A glance at the speech reveals that Cheney cited Ajami's prediction that "after liberation, the streets in Basra and Baghdad are 'sure to erupt in joy in the same way the throngs in Kabul greeted the Americans'". Speaking of which, I’ve got some oceanfront property to sell you in all three places.

Orientalist obscenity

To be sure, characters such as Ajami - who purport to provide indigenous confirmation of the inferiority of the Arabo-Islamic world and its perennial need to be set straight by Western militaries - are in high demand in foreign policy circles.

But non-indigenous ones are more than welcome, too. Take, for example, New York Times foreign affairs columnist Thomas Friedman, a former Ajami disciple who in 2001 pooh-poohed “all the nonsense written in the press” about concern for so-called “civilian casualties” in Afghanistan.

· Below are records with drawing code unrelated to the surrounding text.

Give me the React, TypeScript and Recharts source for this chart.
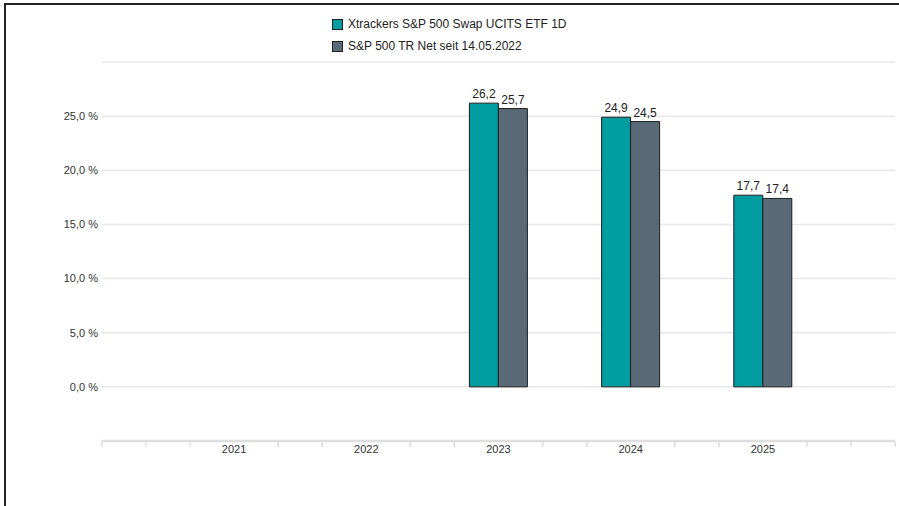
import React from 'react';
import { BarChart, Bar, XAxis, YAxis, CartesianGrid, LabelList } from 'recharts';

const years = ['2021', '2022', '2023', '2024', '2025'];
const etfValues: (number | null)[] = [null, null, 26.2, 24.9, 17.7];
const indexValues: (number | null)[] = [null, null, 25.7, 24.5, 17.4];
const yTicks = [-5, 0, 5, 10, 15, 20, 25, 30];
const labeledYTicks = [0, 5, 10, 15, 20, 25];
const seriesNames = ['Xtrackers S&P 500 Swap UCITS ETF 1D', 'S&P 500 TR Net seit 14.05.2022'];
const seriesColors = ['#009c9f', '#596a76'];

const data = years.map((y, i) => ({ year: y, etf: etfValues[i], idx: indexValues[i] }));

const fmt = (v: any) => (v == null ? '' : Number(v).toFixed(1).replace('.', ','));
const fmtY = (v: number) => (labeledYTicks.includes(v) ? v.toFixed(1).replace('.', ',') + ' %' : '');

const XTick = (props: any) => {
  const { x, y, payload, index } = props;
  const off = payload && payload.offset ? payload.offset : 66;
  const xs = [x - (off * 4) / 3, x - (off * 2) / 3, x + (off * 2) / 3, x + (off * 4) / 3];
  if (index === 0) xs.push(x - off * 2);
  if (index === years.length - 1) xs.push(x + off * 2);
  return (
    <g>
      {xs.map((lx, i) => (
        <line key={i} x1={lx} x2={lx} y1={y} y2={y + 6} stroke="#e0e0e0" strokeWidth={1.5} />
      ))}
      <text x={x} y={y + 12} textAnchor="middle" fontSize={11} fill="#333" fontFamily="Liberation Sans, Arial, sans-serif">
        {payload.value}
      </text>
    </g>
  );
};

const LegendBox = () => (
  <div style={{ position: 'absolute', left: 332, top: 13, fontFamily: 'Liberation Sans, Arial, sans-serif', fontSize: 12, color: '#222' }}>
    {seriesNames.map((n, i) => (
      <div key={n} style={{ display: 'flex', alignItems: 'center', height: 22 }}>
        <div style={{ width: 9, height: 9, background: seriesColors[i], border: '1px solid #222', marginRight: 5 }} />
        <span>{n}</span>
      </div>
    ))}
  </div>
);

export default function App() {
  return (
    <div style={{ position: 'absolute', left: 0, top: 0, width: 899, height: 506, background: '#fff', overflow: 'hidden' }}>
      <div style={{ position: 'absolute', left: 4, top: 3, width: 899, height: 510, borderTop: '2px solid #222', borderLeft: '2px solid #222' }} />
      <div style={{ position: 'absolute', left: 0, top: 0 }}>
        <BarChart
          width={899}
          height={506}
          data={data}
          margin={{ top: 62, right: 4, left: 0, bottom: 35 }}
          barGap={0}
          barSize={29}
        >
          <CartesianGrid vertical={false} stroke="#e8e8e8" strokeWidth={1.5} />
          <XAxis
            dataKey="year"
            padding={{ left: 66, right: 66 }}
            tickLine={false}
            axisLine={{ stroke: '#dedede', strokeWidth: 2.5 }}
            tick={<XTick />}
            tickSize={0}
            tickMargin={0}
            height={30}
            interval={0}
          />
          <YAxis
            domain={[-5, 30]}
            ticks={yTicks}
            tickFormatter={fmtY}
            width={102}
            axisLine={false}
            tickLine={false}
            tickSize={0}
            tickMargin={4}
            tick={{ fontSize: 11, fill: '#333', fontFamily: 'Liberation Sans, Arial, sans-serif' }}
            interval={0}
          />
          <Bar dataKey="etf" fill={seriesColors[0]} stroke="#1e1e1e" strokeWidth={1} isAnimationActive={false}>
            <LabelList dataKey="etf" position="top" formatter={fmt} fontSize={12} fill="#222" fontFamily="Liberation Sans, Arial, sans-serif" />
          </Bar>
          <Bar dataKey="idx" fill={seriesColors[1]} stroke="#1e1e1e" strokeWidth={1} isAnimationActive={false}>
            <LabelList dataKey="idx" position="top" formatter={fmt} fontSize={12} fill="#222" fontFamily="Liberation Sans, Arial, sans-serif" />
          </Bar>
        </BarChart>
      </div>
      <LegendBox />
    </div>
  );
}
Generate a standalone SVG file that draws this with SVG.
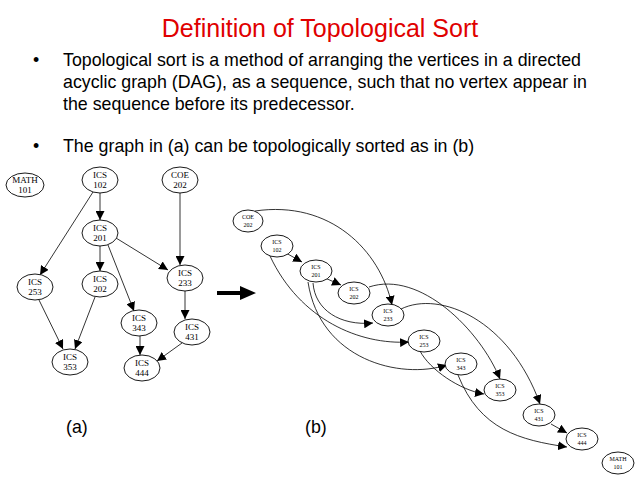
<svg xmlns="http://www.w3.org/2000/svg" width="638" height="478" viewBox="0 0 638 478">
<style>
.t{font-family:"Liberation Sans",Arial,sans-serif;font-size:17.8px;fill:#000}
.n ellipse{fill:#fff;stroke:#000;stroke-width:0.9}
.n text{font-family:"Liberation Serif","Times New Roman",serif;font-size:9px;text-anchor:middle;fill:#000}
.s text{font-size:6px}
.e path{fill:none;stroke:#000;stroke-width:0.8;marker-end:url(#a)}
</style>
<defs><marker id="a" viewBox="0 0 10 10" refX="10" refY="5" markerWidth="9" markerHeight="9" markerUnits="userSpaceOnUse" orient="auto"><path d="M0,0L10,5L0,10z"/></marker></defs>
<rect width="638" height="478" fill="#fff"/>
<text x="320" y="37" text-anchor="middle" style="font-family:'Liberation Sans',Arial,sans-serif;font-size:25px;fill:#e00000">Definition of Topological Sort</text>
<text class="t" x="33" y="66">•</text>
<text class="t" x="63" y="66">Topological sort is a method of arranging the vertices in a directed</text>
<text class="t" x="63" y="88">acyclic graph (DAG), as a sequence, such that no vertex appear in</text>
<text class="t" x="63" y="110">the sequence before its predecessor.</text>
<text class="t" x="33" y="152">•</text>
<text class="t" x="63" y="152">The graph in (a) can be topologically sorted as in (b)</text>
<text class="t" x="66" y="433">(a)</text>
<text class="t" x="305" y="433">(b)</text>
<g id="bigarrow"><path d="M217,291H240V286L256,293L240,300V295H217z" fill="#000"/></g>
<g class="e" id="edges-a">
<path d="M100,193V220"/><path d="M93,192L40,275"/><path d="M100,246V271"/><path d="M108,245L134,311"/><path d="M116,238L168,270"/><path d="M180,193V265"/><path d="M185,291V319"/><path d="M39,300L63,349"/><path d="M95,297L75,349"/><path d="M140,336V355"/><path d="M182,343L157,361"/>
</g>
<g class="e" id="edges-b">
<path d="M255,211C330,200 380,250 392,305"/><path d="M286,253L302,262"/><path d="M325,278L341,285"/><path d="M270,256C300,320 360,345 409,342"/><path d="M313,283C315,310 340,326 373,323"/><path d="M308,282C320,360 400,380 447,365"/><path d="M369,287C420,270 480,330 500,379"/><path d="M401,309C440,290 510,320 540,404"/><path d="M420,351C430,370 460,390 484,394"/><path d="M458,375C480,430 520,440 567,447"/><path d="M551,424L567,433"/>
</g>
<g class="n" id="a-math101"><ellipse cx="25" cy="185" rx="19" ry="12"/><text x="25" y="183">MATH</text><text x="25" y="193">101</text></g>
<g class="n" id="a-ics102"><ellipse cx="100" cy="180" rx="18" ry="13"/><text x="100" y="178">ICS</text><text x="100" y="188">102</text></g>
<g class="n" id="a-coe202"><ellipse cx="180" cy="180" rx="18" ry="13"/><text x="180" y="178">COE</text><text x="180" y="188">202</text></g>
<g class="n" id="a-ics201"><ellipse cx="100" cy="233" rx="18" ry="13"/><text x="100" y="231">ICS</text><text x="100" y="241">201</text></g>
<g class="n" id="a-ics253"><ellipse cx="35" cy="287" rx="18" ry="13"/><text x="35" y="285">ICS</text><text x="35" y="295">253</text></g>
<g class="n" id="a-ics202"><ellipse cx="100" cy="284" rx="18" ry="13"/><text x="100" y="282">ICS</text><text x="100" y="292">202</text></g>
<g class="n" id="a-ics233"><ellipse cx="185" cy="278" rx="18" ry="13"/><text x="185" y="276">ICS</text><text x="185" y="286">233</text></g>
<g class="n" id="a-ics343"><ellipse cx="139" cy="323" rx="18" ry="13"/><text x="139" y="321">ICS</text><text x="139" y="331">343</text></g>
<g class="n" id="a-ics431"><ellipse cx="192" cy="332" rx="18" ry="13"/><text x="192" y="330">ICS</text><text x="192" y="340">431</text></g>
<g class="n" id="a-ics353"><ellipse cx="70" cy="362" rx="18" ry="13"/><text x="70" y="360">ICS</text><text x="70" y="370">353</text></g>
<g class="n" id="a-ics444"><ellipse cx="142" cy="368" rx="18" ry="13"/><text x="142" y="366">ICS</text><text x="142" y="376">444</text></g>
<g class="n s" id="b-coe202"><ellipse cx="248" cy="221" rx="15" ry="11"/><text x="248" y="219">COE</text><text x="248" y="227">202</text></g>
<g class="n s" id="b-ics102"><ellipse cx="277" cy="246" rx="16" ry="11"/><text x="277" y="244">ICS</text><text x="277" y="252">102</text></g>
<g class="n s" id="b-ics201"><ellipse cx="316" cy="271" rx="16" ry="11"/><text x="316" y="269">ICS</text><text x="316" y="277">201</text></g>
<g class="n s" id="b-ics202"><ellipse cx="354" cy="293" rx="16" ry="11"/><text x="354" y="291">ICS</text><text x="354" y="299">202</text></g>
<g class="n s" id="b-ics233"><ellipse cx="388" cy="315" rx="16" ry="11"/><text x="388" y="313">ICS</text><text x="388" y="321">233</text></g>
<g class="n s" id="b-ics253"><ellipse cx="424" cy="341" rx="16" ry="11"/><text x="424" y="339">ICS</text><text x="424" y="347">253</text></g>
<g class="n s" id="b-ics343"><ellipse cx="461" cy="364" rx="16" ry="11"/><text x="461" y="362">ICS</text><text x="461" y="370">343</text></g>
<g class="n s" id="b-ics353"><ellipse cx="500" cy="390" rx="16" ry="11"/><text x="500" y="388">ICS</text><text x="500" y="396">353</text></g>
<g class="n s" id="b-ics431"><ellipse cx="539" cy="415" rx="16" ry="11"/><text x="539" y="413">ICS</text><text x="539" y="421">431</text></g>
<g class="n s" id="b-ics444"><ellipse cx="582" cy="439" rx="16" ry="11"/><text x="582" y="437">ICS</text><text x="582" y="445">444</text></g>
<g class="n s" id="b-math101"><ellipse cx="618" cy="463" rx="16" ry="11"/><text x="618" y="461">MATH</text><text x="618" y="469">101</text></g>
</svg>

As it turned out, Friedman's unique access to the Afghan psyche had enabled him to determine that "many of those Afghan 'civilians' were praying for another dose of B-52s to liberate them from the Taliban, casualties or not".

Taking Orientalist obscenity to even more creative levels in May 2003, Friedman proclaimed that US soldiers needed to go "house to house from Basra to Baghdad", wielding a "very big stick" and instructing Iraqis to "Suck. On. This".

And additional Friedmanian fun with metaphors took place later that year, when he observed: "Iraq is not a vase that we broke to remove the rancid water inside, and now we just need to glue it back together. We have to build a whole new vase."

While earning an apt retort from journalist Matt Taibbi - "Who cares that you can just pour water out of a vase, that only a f***ing lunatic breaks a perfectly good vase just to empty it of water?" - this particular assessment would seem to be a prime contender for evisceration by Said's analysis: "What our leaders and their intellectual lackeys seem incapable of understanding is that history cannot be swept clean like a blackboard, clean so that 'we’ might inscribe our own future there and impose our own forms of life for these lesser people to follow."

Imperial meddling

As Said went on to note in his preface, imperial meddling in the lives of "lesser" peoples and "subject races" - be they Palestinians, Congolese, Algerians, or Iraqis - has routinely been discounted as a source of enduring relevance for afflicted populations: "Arabs and Muslims have been told that victimology and dwelling on the depredations of empire is only a way of evading responsibility in the present. You have failed, you have gone wrong, says the modern Orientalist."

Flash forward to May 2018, and this attitude was clearly at work following Israel’s massacre of 60 Palestinians in the Gaza Strip in a single day, an event that enabled the New York Times to once again showcase its flair for dehumanising Israel’s victims while celebrating Israeli state terrorism.

Never one to pass up the chance for a good lecture, Friedman refrained in this instance from resurrecting his diagnosis that Palestinians are "gripped by collective madness" but did manage the following Orientalist annihilation of logic: "I appreciate the Gazans' sense of injustice. Why should they pay with their ancestral homes for Jewish refugees who lost theirs in Germany or Iraq?

"The only answer is that history is full of such injustices and of refugees who have reconciled with them and moved on, not passed on their refugee status to their kids and their kids' kids."

It's anyone's guess, of course, why refugees might up and decide that they are no longer refugees when they are effectively imprisoned in a besieged and blockaded coastal enclave by a US-backed entity that continues to regularly slaughter them seven decades after usurping their land.

Forty years after the publication of Orientalism, the West's punitive mission civilisatrice shows no signs of abating, but "civilisation" has proved itself vastly overrated.